* **INSTRUCTIONS TO FOLLOW**:
Copy exactly, and only, the lines between the line holding "Rebuild this chart" and the line holding "ax.text(x, y, name, ha='center', va='baseline', fontsize=15)", inclusive; skip the pictures.

## begin GIVEN INFORMATION

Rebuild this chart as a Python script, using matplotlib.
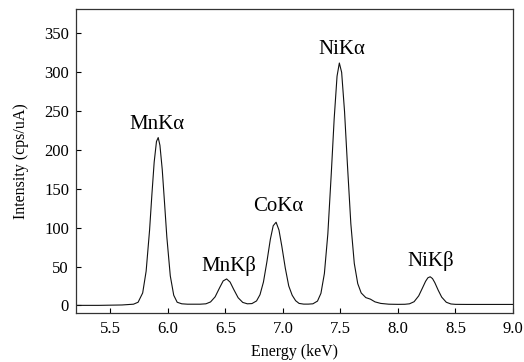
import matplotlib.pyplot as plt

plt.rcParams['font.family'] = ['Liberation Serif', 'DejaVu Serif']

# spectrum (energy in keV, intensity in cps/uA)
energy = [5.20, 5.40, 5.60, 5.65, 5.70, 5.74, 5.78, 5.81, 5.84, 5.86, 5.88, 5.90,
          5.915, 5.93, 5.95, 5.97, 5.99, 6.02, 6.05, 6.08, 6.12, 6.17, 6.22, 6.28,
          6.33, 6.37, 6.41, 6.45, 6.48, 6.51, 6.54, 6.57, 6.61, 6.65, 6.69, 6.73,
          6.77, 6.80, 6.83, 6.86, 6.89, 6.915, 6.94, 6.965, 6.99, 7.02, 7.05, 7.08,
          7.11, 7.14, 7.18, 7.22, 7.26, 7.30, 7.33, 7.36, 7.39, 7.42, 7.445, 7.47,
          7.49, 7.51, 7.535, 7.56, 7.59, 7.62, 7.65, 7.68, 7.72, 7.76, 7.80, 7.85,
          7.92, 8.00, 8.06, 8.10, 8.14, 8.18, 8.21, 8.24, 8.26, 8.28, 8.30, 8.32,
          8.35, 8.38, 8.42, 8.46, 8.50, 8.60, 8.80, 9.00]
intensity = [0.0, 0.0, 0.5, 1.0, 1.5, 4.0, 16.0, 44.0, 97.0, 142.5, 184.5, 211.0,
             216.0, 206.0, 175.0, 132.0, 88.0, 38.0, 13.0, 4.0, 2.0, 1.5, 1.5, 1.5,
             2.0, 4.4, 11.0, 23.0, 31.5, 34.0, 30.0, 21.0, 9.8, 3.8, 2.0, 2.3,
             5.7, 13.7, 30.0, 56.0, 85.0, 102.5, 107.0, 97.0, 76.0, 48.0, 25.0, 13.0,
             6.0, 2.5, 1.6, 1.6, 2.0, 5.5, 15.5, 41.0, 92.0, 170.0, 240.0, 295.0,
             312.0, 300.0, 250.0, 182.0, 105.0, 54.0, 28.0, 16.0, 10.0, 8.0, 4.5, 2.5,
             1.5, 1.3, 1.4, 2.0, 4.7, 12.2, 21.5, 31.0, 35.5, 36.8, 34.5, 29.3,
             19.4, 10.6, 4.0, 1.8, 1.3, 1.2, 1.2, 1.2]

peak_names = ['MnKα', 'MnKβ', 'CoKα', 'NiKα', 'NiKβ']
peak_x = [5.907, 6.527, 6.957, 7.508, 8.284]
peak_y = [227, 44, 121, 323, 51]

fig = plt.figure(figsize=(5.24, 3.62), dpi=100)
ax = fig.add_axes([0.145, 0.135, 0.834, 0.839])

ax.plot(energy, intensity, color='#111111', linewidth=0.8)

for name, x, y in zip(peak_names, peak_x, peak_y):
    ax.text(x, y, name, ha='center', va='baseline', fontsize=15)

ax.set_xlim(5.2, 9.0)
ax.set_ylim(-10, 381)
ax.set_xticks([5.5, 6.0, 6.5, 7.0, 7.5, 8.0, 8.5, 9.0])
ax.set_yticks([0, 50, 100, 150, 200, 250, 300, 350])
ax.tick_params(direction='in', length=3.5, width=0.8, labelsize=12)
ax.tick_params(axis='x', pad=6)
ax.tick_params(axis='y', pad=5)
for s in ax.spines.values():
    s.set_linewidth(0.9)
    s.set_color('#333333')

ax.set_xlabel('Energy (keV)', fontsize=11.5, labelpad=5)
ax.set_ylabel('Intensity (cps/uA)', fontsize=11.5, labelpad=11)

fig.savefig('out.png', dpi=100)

## end GIVEN INFORMATION
## begin GIVEN INFORMATION

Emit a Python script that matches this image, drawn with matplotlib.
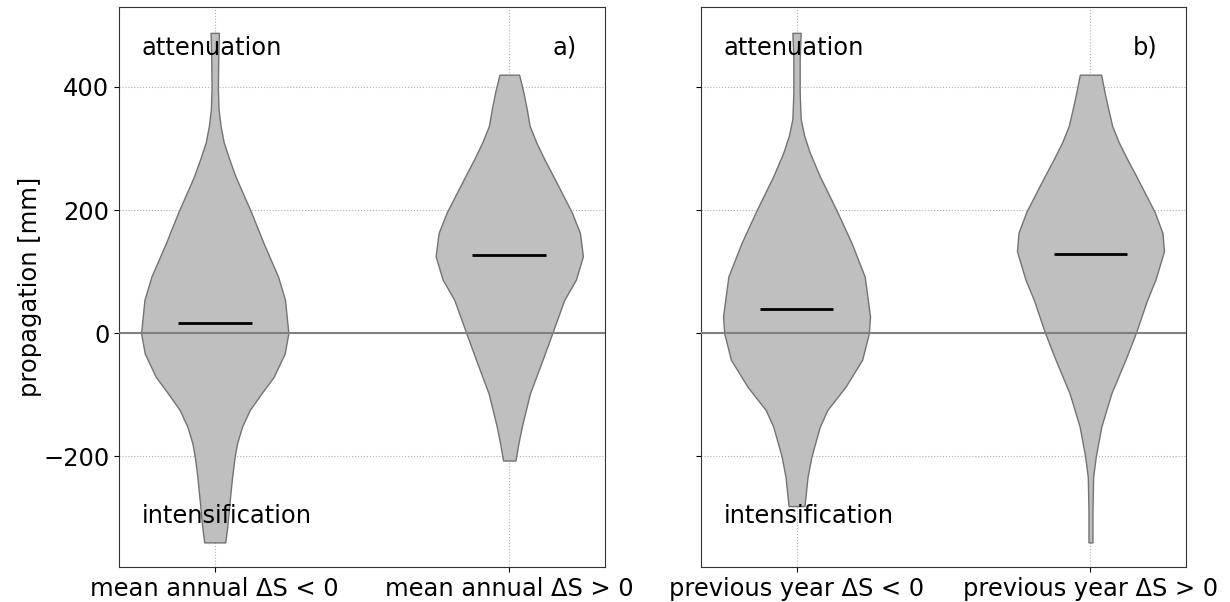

## end GIVEN INFORMATION
## begin GIVEN INFORMATION

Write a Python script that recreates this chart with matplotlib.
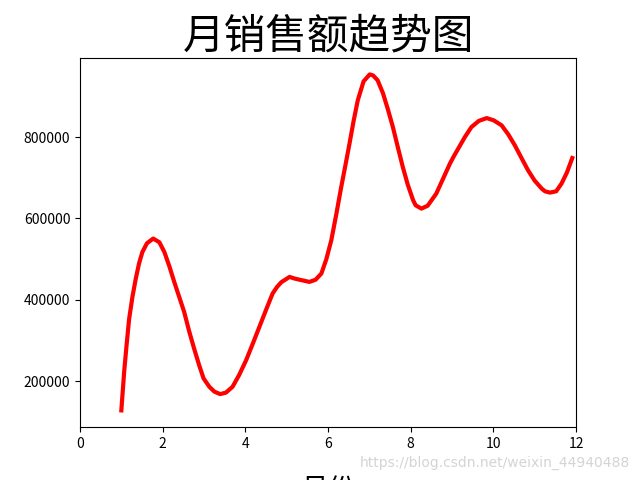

## end GIVEN INFORMATION

* **TASK RESULT**:
Rebuild this chart as a Python script, using matplotlib.
import matplotlib.pyplot as plt

plt.rcParams['font.family'] = ['Liberation Serif', 'DejaVu Serif']

# spectrum (energy in keV, intensity in cps/uA)
energy = [5.20, 5.40, 5.60, 5.65, 5.70, 5.74, 5.78, 5.81, 5.84, 5.86, 5.88, 5.90,
          5.915, 5.93, 5.95, 5.97, 5.99, 6.02, 6.05, 6.08, 6.12, 6.17, 6.22, 6.28,
          6.33, 6.37, 6.41, 6.45, 6.48, 6.51, 6.54, 6.57, 6.61, 6.65, 6.69, 6.73,
          6.77, 6.80, 6.83, 6.86, 6.89, 6.915, 6.94, 6.965, 6.99, 7.02, 7.05, 7.08,
          7.11, 7.14, 7.18, 7.22, 7.26, 7.30, 7.33, 7.36, 7.39, 7.42, 7.445, 7.47,
          7.49, 7.51, 7.535, 7.56, 7.59, 7.62, 7.65, 7.68, 7.72, 7.76, 7.80, 7.85,
          7.92, 8.00, 8.06, 8.10, 8.14, 8.18, 8.21, 8.24, 8.26, 8.28, 8.30, 8.32,
          8.35, 8.38, 8.42, 8.46, 8.50, 8.60, 8.80, 9.00]
intensity = [0.0, 0.0, 0.5, 1.0, 1.5, 4.0, 16.0, 44.0, 97.0, 142.5, 184.5, 211.0,
             216.0, 206.0, 175.0, 132.0, 88.0, 38.0, 13.0, 4.0, 2.0, 1.5, 1.5, 1.5,
             2.0, 4.4, 11.0, 23.0, 31.5, 34.0, 30.0, 21.0, 9.8, 3.8, 2.0, 2.3,
             5.7, 13.7, 30.0, 56.0, 85.0, 102.5, 107.0, 97.0, 76.0, 48.0, 25.0, 13.0,
             6.0, 2.5, 1.6, 1.6, 2.0, 5.5, 15.5, 41.0, 92.0, 170.0, 240.0, 295.0,
             312.0, 300.0, 250.0, 182.0, 105.0, 54.0, 28.0, 16.0, 10.0, 8.0, 4.5, 2.5,
             1.5, 1.3, 1.4, 2.0, 4.7, 12.2, 21.5, 31.0, 35.5, 36.8, 34.5, 29.3,
             19.4, 10.6, 4.0, 1.8, 1.3, 1.2, 1.2, 1.2]

peak_names = ['MnKα', 'MnKβ', 'CoKα', 'NiKα', 'NiKβ']
peak_x = [5.907, 6.527, 6.957, 7.508, 8.284]
peak_y = [227, 44, 121, 323, 51]

fig = plt.figure(figsize=(5.24, 3.62), dpi=100)
ax = fig.add_axes([0.145, 0.135, 0.834, 0.839])

ax.plot(energy, intensity, color='#111111', linewidth=0.8)

for name, x, y in zip(peak_names, peak_x, peak_y):
    ax.text(x, y, name, ha='center', va='baseline', fontsize=15)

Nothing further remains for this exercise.